▸ **Data segment**
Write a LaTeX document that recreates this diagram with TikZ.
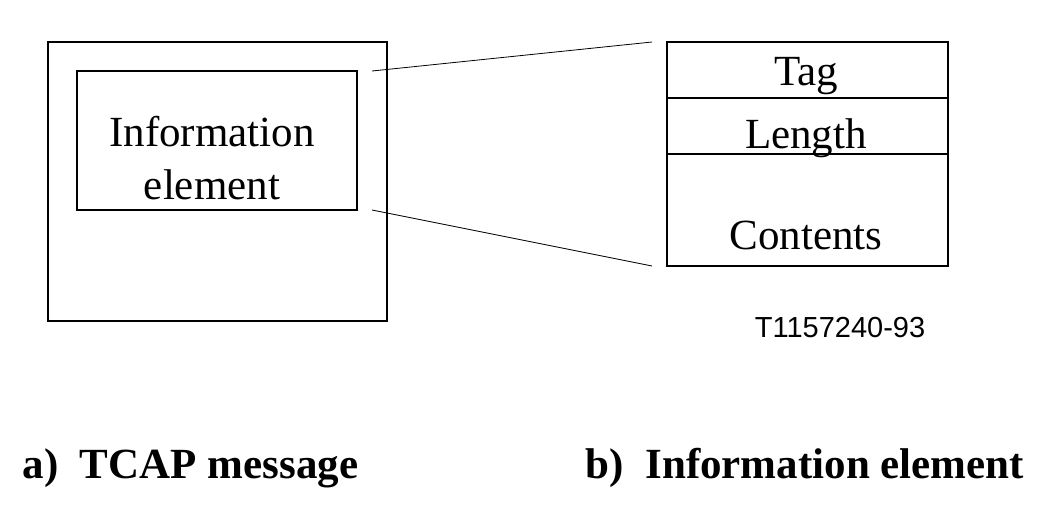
\documentclass[tikz,border=0pt]{standalone}
\usepackage{fontspec}
\setmainfont{Liberation Serif}
\newfontfamily\sansf{Liberation Sans}
\begin{document}
\begin{tikzpicture}[x=1pt,y=-1pt,line width=1.3pt,
  lbl/.style={font=\fontsize{43}{45}\selectfont,inner sep=0},
  captxt/.style={font=\fontsize{43}{46}\selectfont\bfseries,inner sep=0,anchor=west}]
\useasboundingbox (0,0) rectangle (1060,507);
\draw (48,42) rectangle (387,321);
\draw (77,71) rectangle (357,210);
\node[lbl] (i1) at (212,132) {Information};
\node[lbl] (i2) at (212,185) {element};
\draw (667,42) rectangle (948,266);
\draw (667,98) -- (948,98);
\draw (667,154) -- (948,154);
\node[lbl] (t) at (806,76) {Tag};
\node[lbl] (l) at (806,138) {Length};
\node[lbl] (c) at (806,235) {Contents};
\draw[line width=0.8pt] (372,71) -- (652,42);
\draw[line width=0.8pt] (372,210) -- (652,266);
\node[inner sep=0,font=\sansf\fontsize{29}{31}\selectfont] (code) at (840,328) {T1157240-93};
\node[captxt] (ca) at (22,468) {a)\ \ TCAP message};
\node[captxt] (cb) at (585,468) {b)\ \ Information element};
\end{tikzpicture}
\end{document}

▸ **Exercise prompt**
Give every line back word for word and leave the pictures out.

▸ **Answer in full**
Write a LaTeX document that recreates this diagram with TikZ.
\documentclass[tikz,border=0pt]{standalone}
\usepackage{fontspec}
\setmainfont{Liberation Serif}
\newfontfamily\sansf{Liberation Sans}
\begin{document}
\begin{tikzpicture}[x=1pt,y=-1pt,line width=1.3pt,
  lbl/.style={font=\fontsize{43}{45}\selectfont,inner sep=0},
  captxt/.style={font=\fontsize{43}{46}\selectfont\bfseries,inner sep=0,anchor=west}]
\useasboundingbox (0,0) rectangle (1060,507);
\draw (48,42) rectangle (387,321);
\draw (77,71) rectangle (357,210);
\node[lbl] (i1) at (212,132) {Information};
\node[lbl] (i2) at (212,185) {element};
\draw (667,42) rectangle (948,266);
\draw (667,98) -- (948,98);
\draw (667,154) -- (948,154);
\node[lbl] (t) at (806,76) {Tag};
\node[lbl] (l) at (806,138) {Length};
\node[lbl] (c) at (806,235) {Contents};
\draw[line width=0.8pt] (372,71) -- (652,42);
\draw[line width=0.8pt] (372,210) -- (652,266);
\node[inner sep=0,font=\sansf\fontsize{29}{31}\selectfont] (code) at (840,328) {T1157240-93};
\node[captxt] (ca) at (22,468) {a)\ \ TCAP message};
\node[captxt] (cb) at (585,468) {b)\ \ Information element};
\end{tikzpicture}
\end{document}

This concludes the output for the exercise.